Practical Tips for Real-World Accuracy
- Validate Inputs with Utility Data: Compare the calculated therms or kWh with last year’s utility bills. If winter consumption differs greatly, adjust the load factor or efficiency assumption until the model aligns with real data.
- Use Local Fuel Conversion Rates: Some utilities bill in hundred cubic feet (CCF) instead of therms. Multiply CCF by 1.03 to approximate therms before applying the cost.
- Account for Supplemental Heaters: Portable electric heaters or wood stoves can skew calculations. Estimate their contribution separately and add to the total consumption.
- Update Degree Days Regularly: Climate trends show increasing Cooling Degree Days in many regions. NOAA offers monthly updates, so re-running the calculator annually captures shifting weather patterns.
- Consider Humidity Loads: In humid climates, latent cooling loads extend runtime even if CDD totals are moderate. Use a slightly higher cooling load intensity or adjust the usage factor if the HVAC system must dehumidify aggressively.

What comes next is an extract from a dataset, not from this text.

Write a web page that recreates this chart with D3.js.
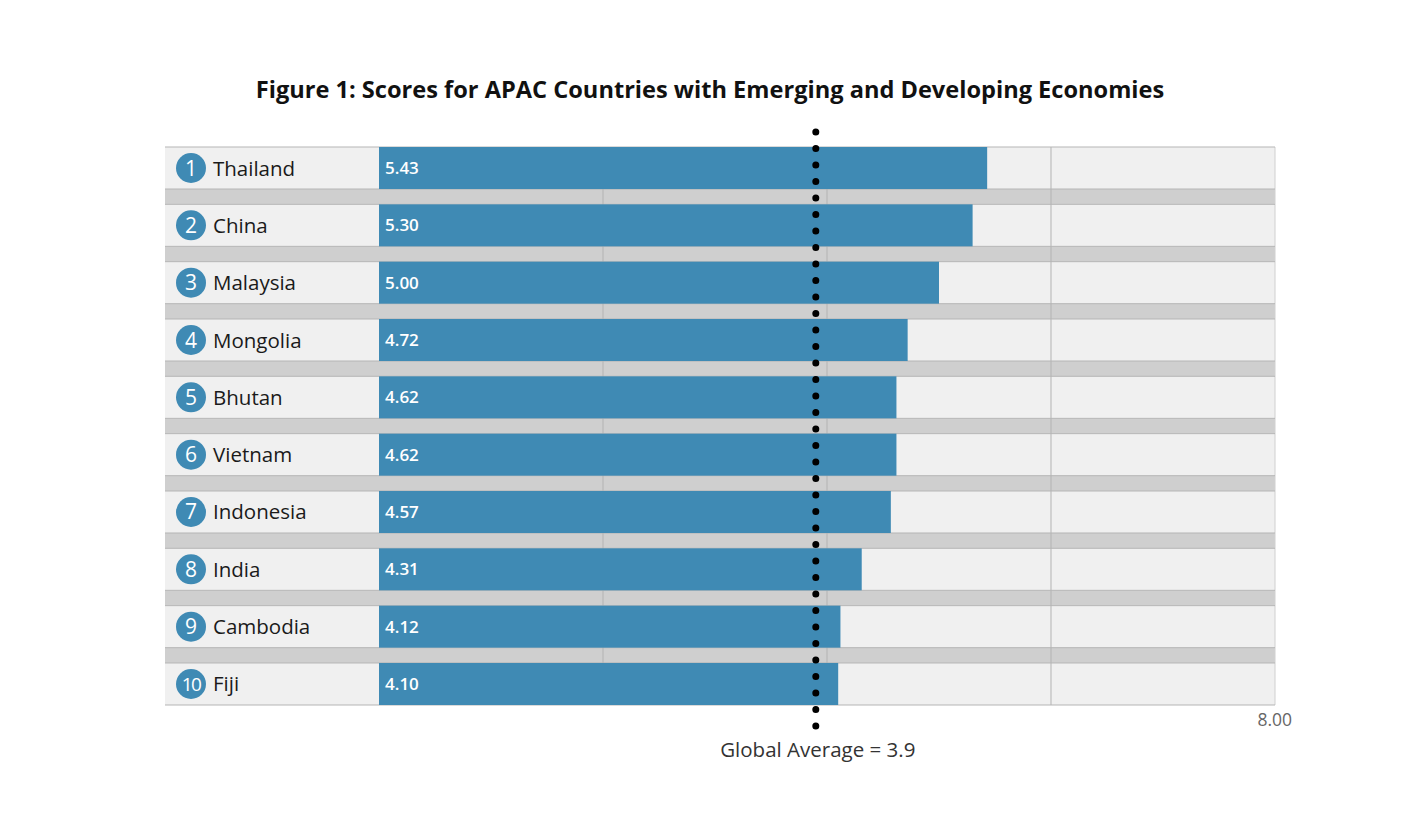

Leveraging Results for Investment Decisions
Financial planning for renovations often revolves around payback periods or internal rates of return. Suppose an insulation upgrade costs $7,000 and the calculator indicates it will save $420 per year. The simple payback is roughly 16.7 years, but when energy prices are expected to rise or when combined with incentives, the payback shortens. Federal tax credits and state rebates frequently target efficient HVAC systems and weatherization improvements. Visit your state energy office or utility rebate portal to quantify available incentives before finalizing project budgets.

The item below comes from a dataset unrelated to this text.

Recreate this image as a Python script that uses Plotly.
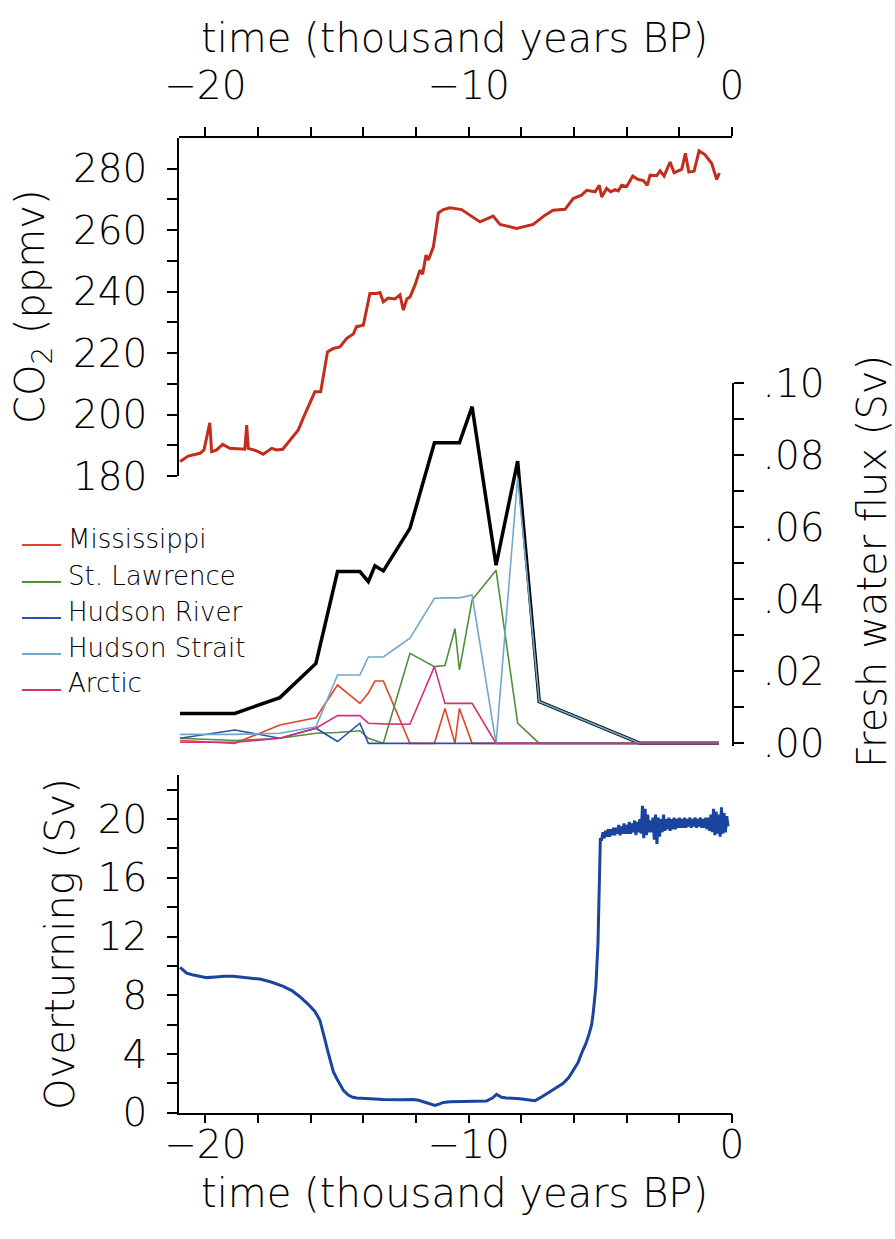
import plotly.graph_objects as go

# ---------------- data ----------------
CO2_T = [-20.96, -20.65, -20.2, -20.05, -19.83, -19.76, -19.57, -19.34, -19.07, -18.5, -18.43, -18.37,
         -18.05, -17.8, -17.48, -17.29, -17.06, -16.79, -16.47, -16.26, -16.09, -15.84, -15.62, -15.36,
         -15.14, -14.89, -14.63, -14.38, -14.26, -14.0, -13.75, -13.5, -13.37, -13.24, -13.05, -12.8,
         -12.61, -12.48, -12.35, -12.23, -12.04, -11.85, -11.75, -11.62, -11.53, -11.34, -11.15, -10.96,
         -10.71, -10.27, -9.57, -9.07, -8.81, -8.18, -7.55, -7.1, -6.79, -6.34, -6.03, -5.71, -5.52,
         -5.2, -5.04, -4.95, -4.76, -4.61, -4.44, -4.32, -4.19, -4.0, -3.77, -3.56, -3.37, -3.22, -3.11,
         -2.86, -2.73, -2.58, -2.35, -2.2, -1.91, -1.77, -1.64, -1.44, -1.25, -1.03, -0.77, -0.65,
         -0.58, -0.48]
CO2_V = [184.7, 186.5, 187.4, 188.5, 197.3, 187.9, 188.5, 190.3, 189.0, 188.7, 196.6, 189.0,
         188.2, 187.1, 189.0, 188.5, 188.7, 191.7, 195.0, 199.3, 202.5, 207.4, 207.4, 220.4,
         221.5, 222.0, 224.8, 226.2, 228.6, 229.1, 239.4, 239.4, 239.7, 236.7, 237.9, 237.6,
         238.9, 234.0, 237.6, 238.2, 242.1, 247.0, 245.7, 251.9, 250.3, 254.6, 265.6, 266.7,
         267.3, 266.7, 262.7, 264.6, 261.9, 260.6, 261.9, 264.9, 266.5, 266.8, 270.3, 271.4, 273.0,
         272.5, 274.6, 270.8, 273.6, 272.5, 273.2, 272.8, 274.6, 274.2, 277.6, 276.5, 276.2, 274.6, 277.9,
         277.7, 279.3, 277.6, 282.2, 278.7, 279.8, 285.0, 278.9, 279.2, 285.8, 284.6, 281.7, 278.4,
         276.5, 278.6]

FW_T = [-20.96, -18.88, -17.17, -15.8, -14.98, -14.13, -13.81, -13.56, -13.24, -12.23,
        -11.3, -10.9, -10.52, -10.35, -9.87, -8.96, -8.14, -7.32, -3.49, -0.5]
FW_TOTAL = [0.0083, 0.0083, 0.0127, 0.0222, 0.0477, 0.0477, 0.0449, 0.0493, 0.0479, 0.0597,
            0.0835, 0.0835, 0.0835, 0.0835, 0.0935, 0.0495, 0.0784, 0.0116, 0.0, 0.0]
FW_NAMES = ["Mississippi", "St. Lawrence", "Hudson River", "Hudson Strait", "Arctic"]
FW_COLORS = ["#e0452b", "#4f8f3a", "#2a50b0", "#70a9c8", "#d2317c"]
FW_MISSISSIPPI = [0.0008, 0.0, 0.0051, 0.0071, 0.0162, 0.0111, 0.0140, 0.0173, 0.0173, 0.0,
                  0.0, 0.0097, 0.0, 0.0097, 0.0, 0.0, 0.0, 0.0, 0.0, 0.0]
FW_STLAWRENCE = [0.0014, 0.0008, 0.0014, 0.0028, 0.0030, 0.0035, 0.0014, 0.0007, 0.0, 0.0250,
                 0.0213, 0.0216, 0.0319, 0.0204, 0.0398, 0.0481, 0.0056, 0.0, 0.0, 0.0]
FW_HUDSONRIVER = [0.0014, 0.0037, 0.0014, 0.0042, 0.0005, 0.0056, 0.0, 0.0, 0.0, 0.0,
                  0.0, 0.0, 0.0, 0.0, 0.0, 0.0, 0.0, 0.0, 0.0, 0.0]
FW_HUDSONSTRAIT = [0.0025, 0.0025, 0.0028, 0.0046, 0.0190, 0.0190, 0.0240, 0.0240, 0.0240, 0.0292,
                   0.0403, 0.0404, 0.0404, 0.0404, 0.0412, 0.0, 0.0738, 0.0116, 0.0, 0.0]
FW_ARCTIC = [0.0003, 0.0003, 0.0014, 0.0042, 0.0077, 0.0077, 0.0056, 0.0055, 0.0054, 0.0053,
             0.0213, 0.0111, 0.0111, 0.0111, 0.0111, 0.0, 0.0, 0.0, 0.0, 0.0]

OVT = [(-20.96, 9.9), (-20.85, 9.7), (-20.71, 9.5), (-20.5, 9.4), (-20.2, 9.3), (-19.95, 9.2),
       (-19.6, 9.25), (-19.3, 9.3), (-18.94, 9.3), (-18.6, 9.25), (-18.3, 9.2), (-17.93, 9.1),
       (-17.5, 8.9), (-17.04, 8.6), (-16.7, 8.3), (-16.41, 7.9), (-16.1, 7.4), (-15.84, 6.9),
       (-15.65, 6.3), (-15.55, 5.7), (-15.46, 5.0), (-15.35, 4.2), (-15.27, 3.6), (-15.14, 2.8),
       (-15.0, 2.3), (-14.89, 1.9), (-14.75, 1.5), (-14.57, 1.2), (-14.4, 1.05), (-14.25, 1.0),
       (-13.8, 0.95), (-13.24, 0.9), (-12.6, 0.88), (-12.1, 0.9), (-11.9, 0.85), (-11.72, 0.75),
       (-11.5, 0.6), (-11.28, 0.5), (-11.1, 0.6), (-10.96, 0.7), (-10.71, 0.75), (-10.0, 0.78),
       (-9.32, 0.8), (-9.1, 1.0), (-8.94, 1.25), (-8.75, 1.05), (-8.56, 1.0), (-8.05, 0.95),
       (-7.48, 0.82), (-7.2, 1.1), (-6.91, 1.43), (-6.65, 1.7), (-6.41, 2.0), (-6.2, 2.4),
       (-6.03, 2.9), (-5.85, 3.4), (-5.71, 4.05), (-5.55, 4.7), (-5.42, 5.4), (-5.33, 6.0),
       (-5.27, 6.8), (-5.17, 8.6), (-5.09, 11.5), (-5.05, 14.9), (-5.03, 18.1), (-5.0, 18.6),
       (-4.95, 18.6), (-4.90, 19.1), (-4.85, 18.7), (-4.80, 19.2), (-4.75, 18.8), (-4.70, 19.3),
       (-4.65, 18.8), (-4.60, 19.3), (-4.55, 18.9), (-4.50, 19.4), (-4.45, 18.9), (-4.40, 19.4),
       (-4.35, 19.0), (-4.30, 19.6), (-4.25, 18.9), (-4.20, 19.5), (-4.15, 19.0), (-4.10, 19.7),
       (-4.05, 19.0), (-4.00, 19.6), (-3.95, 19.0), (-3.90, 19.8), (-3.85, 19.0), (-3.80, 19.7),
       (-3.75, 19.1), (-3.70, 19.9), (-3.65, 18.9), (-3.60, 19.8), (-3.55, 19.1), (-3.50, 20.0),
       (-3.45, 19.0), (-3.40, 20.9), (-3.35, 18.7), (-3.30, 20.7), (-3.25, 18.9), (-3.20, 20.3),
       (-3.15, 19.1), (-3.10, 19.9), (-3.05, 19.1), (-3.00, 20.1), (-2.95, 18.6), (-2.90, 20.3),
       (-2.85, 18.3), (-2.80, 20.1), (-2.75, 18.8), (-2.70, 20.0), (-2.65, 19.1), (-2.60, 20.3),
       (-2.55, 19.2), (-2.50, 20.0), (-2.45, 19.3), (-2.40, 20.1), (-2.35, 19.2), (-2.30, 20.0),
       (-2.25, 19.3), (-2.20, 20.1), (-2.15, 19.3), (-2.10, 20.0), (-2.05, 19.4), (-2.00, 20.1),
       (-1.95, 19.4), (-1.90, 20.0), (-1.85, 19.4), (-1.80, 20.1), (-1.75, 19.4), (-1.70, 20.0),
       (-1.65, 19.5), (-1.60, 20.1), (-1.55, 19.4), (-1.50, 20.0), (-1.45, 19.5), (-1.40, 20.1),
       (-1.35, 19.4), (-1.30, 20.0), (-1.25, 19.5), (-1.20, 20.1), (-1.15, 19.4), (-1.10, 20.0),
       (-1.05, 19.4), (-1.00, 20.1), (-0.95, 19.3), (-0.90, 20.1), (-0.85, 19.2), (-0.80, 20.3),
       (-0.75, 19.1), (-0.70, 20.7), (-0.65, 18.9), (-0.60, 20.5), (-0.55, 19.0), (-0.50, 20.3),
       (-0.45, 18.8), (-0.40, 20.8), (-0.35, 19.0), (-0.30, 20.4), (-0.25, 19.1), (-0.20, 20.2),
       (-0.15, 19.5)]

X_TICKS = [-20, -10, 0]
X_LABELS = ["\u221220", "\u221210", "0"]
X_MINOR = [-18, -16, -14, -12, -8, -6, -4, -2]
CO2_TICKS = [180, 200, 220, 240, 260, 280]
CO2_LABELS = ["180", "200", "220", "240", "260", "280"]
CO2_MINOR = [190, 210, 230, 250, 270]
FW_TICKS = [0.0, 0.02, 0.04, 0.06, 0.08, 0.10]
FW_LABELS = [".00", ".02", ".04", ".06", ".08", ".10"]
FW_MINOR = [0.01, 0.03, 0.05, 0.07, 0.09]
OVT_TICKS = [0, 4, 8, 12, 16, 20]
OVT_LABELS = ["0", "4", "8", "12", "16", "20"]
OVT_MINOR = [2, 6, 10, 14, 18, 22]

# ---------------- layout helpers ----------------
W, H = 895, 1239
FONT = "DejaVu Sans"


def px(x):
    return x / W


def py(y):
    return 1 - y / H


fig = go.Figure()

fig.add_trace(go.Scatter(x=CO2_T, y=CO2_V, mode="lines", line=dict(color="#c22d1c", width=3),
                         xaxis="x", yaxis="y", hoverinfo="skip"))
# invisible trace so that the top time axis is drawn
fig.add_trace(go.Scatter(x=[X_TICKS[0], X_TICKS[-1]], y=[CO2_TICKS[0], CO2_TICKS[0]], mode="lines",
                         line=dict(color="rgba(0,0,0,0)", width=0), xaxis="x2", yaxis="y",
                         hoverinfo="skip"))

fig.add_trace(go.Scatter(x=FW_T, y=FW_TOTAL, mode="lines", line=dict(color="black", width=3.5),
                         xaxis="x", yaxis="y2", hoverinfo="skip"))
fw_series = [FW_MISSISSIPPI, FW_STLAWRENCE, FW_HUDSONRIVER, FW_HUDSONSTRAIT, FW_ARCTIC]
for name, col, vals in zip(FW_NAMES, FW_COLORS, fw_series):
    fig.add_trace(go.Scatter(x=FW_T, y=vals, mode="lines", name=name,
                             line=dict(color=col, width=1.6), xaxis="x", yaxis="y2",
                             hoverinfo="skip"))

fig.add_trace(go.Scatter(x=[p[0] for p in OVT], y=[p[1] for p in OVT], mode="lines",
                         line=dict(color="#1b449e", width=3), xaxis="x", yaxis="y3",
                         hoverinfo="skip"))

tickfont = dict(family=FONT, size=39, color="black", weight=300)
xdom = [px(179), px(732)]
minor_style = dict(ticks="outside", ticklen=9, tickwidth=1.5, tickcolor="black", showgrid=False)
common_x = dict(range=[-21, 0], tickvals=X_TICKS, ticktext=X_LABELS, ticks="outside",
                ticklen=9, tickwidth=1.5, tickcolor="black", showline=True, linecolor="black",
                linewidth=1.5, showgrid=False, zeroline=False, tickfont=tickfont,
                automargin=False, fixedrange=True,
                minor=dict(tickvals=X_MINOR, **minor_style))
common_y = dict(ticks="outside", ticklen=10, tickwidth=1.5, tickcolor="black", showline=True,
                linecolor="black", linewidth=1.5, showgrid=False, zeroline=False,
                tickfont=tickfont, automargin=False, fixedrange=True)
minor_y = dict(ticks="outside", ticklen=10, tickwidth=1.5, tickcolor="black", showgrid=False)

fig.update_layout(
    template="none",
    width=W, height=H, autosize=False,
    margin=dict(l=0, r=0, t=0, b=0, pad=0),
    paper_bgcolor="white", plot_bgcolor="rgba(0,0,0,0)",
    showlegend=False,
    xaxis=dict(domain=xdom, anchor="y3", ticklabelstandoff=-12, **common_x),
    xaxis2=dict(overlaying="x", side="top", anchor="free", position=py(136.7),
                ticklabelstandoff=12, **common_x),
    yaxis=dict(domain=[py(476), py(138)], range=[180, 290], anchor="x", side="left",
               tickvals=CO2_TICKS, ticktext=CO2_LABELS, ticklabelstandoff=12,
               minor=dict(tickvals=CO2_MINOR, **minor_y), **common_y),
    yaxis2=dict(domain=[py(745.5), py(383.3)], range=[-0.0006, 0.1], anchor="x", side="right",
                tickvals=FW_TICKS, ticktext=FW_LABELS, ticklabelstandoff=11,
                minor=dict(tickvals=FW_MINOR, **minor_y), **common_y),
    yaxis3=dict(domain=[py(1112.7), py(775)], range=[0, 23], anchor="x", side="left",
                tickvals=OVT_TICKS, ticktext=OVT_LABELS, ticklabelstandoff=12,
                minor=dict(tickvals=OVT_MINOR, **minor_y), **common_y),
)

titlefont = dict(family=FONT, size=40, color="black", weight=300)
annots = [
    dict(text="time (thousand years BP)", x=px(455), y=py(38)),
    dict(text="time (thousand years BP)", x=px(455), y=py(1193)),
    dict(text="CO<sub>2</sub> (ppmv)", x=px(33), y=py(307), textangle=-90),
    dict(text="Overturning (Sv)", x=px(60), y=py(944), textangle=-90),
    dict(text="Fresh water flux (Sv)", x=px(872), y=py(562), textangle=-90),
]
for a in annots:
    fig.add_annotation(xref="paper", yref="paper", showarrow=False, font=titlefont,
                       xanchor="center", yanchor="middle", **a)

# legend drawn as line samples + labels
leg_text_y = [539, 576, 612, 648, 683]
leg_line_y = [545, 582, 618, 654, 690]
for name, col, ty, ly in zip(FW_NAMES, FW_COLORS, leg_text_y, leg_line_y):
    fig.add_shape(type="line", xref="paper", yref="paper", x0=px(22), x1=px(61),
                  y0=py(ly), y1=py(ly), line=dict(color=col, width=2))
    fig.add_annotation(xref="paper", yref="paper", x=px(66), y=py(ty), text=name,
                       showarrow=False, xanchor="left", yanchor="middle",
                       font=dict(family=FONT, size=26, color="black", weight=300))

fig.write_html("out.html")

For multifamily properties or commercial buildings, scale the methodology by floor area and consider diversity factors—only a fraction of units may experience peak load simultaneously. Advanced models incorporate thermal mass, internal gains from equipment, and occupancy schedules. Nonetheless, the simplified approach remains useful for quick feasibility testing.
Frequently Asked Questions
Does the calculator work for heat pumps providing both heating and cooling? Yes. Enter the heat pump’s heating performance as an equivalent efficiency percentage (convert HSPF to COP and multiply by 100 for a percentage) and use the SEER rating for cooling. Because electricity powers both modes, ensure the fuel cost field reflects your electric tariff when modeling resistance backup or dual-fuel systems.
How do I account for wood or pellet stoves? Estimate annual BTU from fuel consumption using published heat content values (e.g., one cord of seasoned hardwood equals roughly 20 million BTU). Divide by 100,000 to find equivalent therms and subtract from the heating energy requirement before calculating furnace fuel consumption.
What if my climate has minimal degree days? Coastal California or tropical zones might exhibit low HDD and moderate CDD. In such cases, the dominant cost is ventilation or humidity control rather than temperature control. Nevertheless, the calculator still quantifies base cooling electricity, and you can treat ventilation fans or ERVs as part of the usage factor.
How often should I redo the analysis? Revisit the calculation annually or whenever you change equipment, add insulation, or observe significant energy bill shifts. Continuous monitoring ensures your budgets reflect reality and highlights when maintenance or tuning is required.
By combining solid data sources, seasoned engineering judgment, and the interactive calculator, you can transform complex thermal dynamics into straightforward cost forecasts. Whether you are planning a retrofit, comparing energy suppliers, or simply budgeting for the next heating season, the methodology above empowers you to make evidence-based decisions that keep comfort high and expenses in check.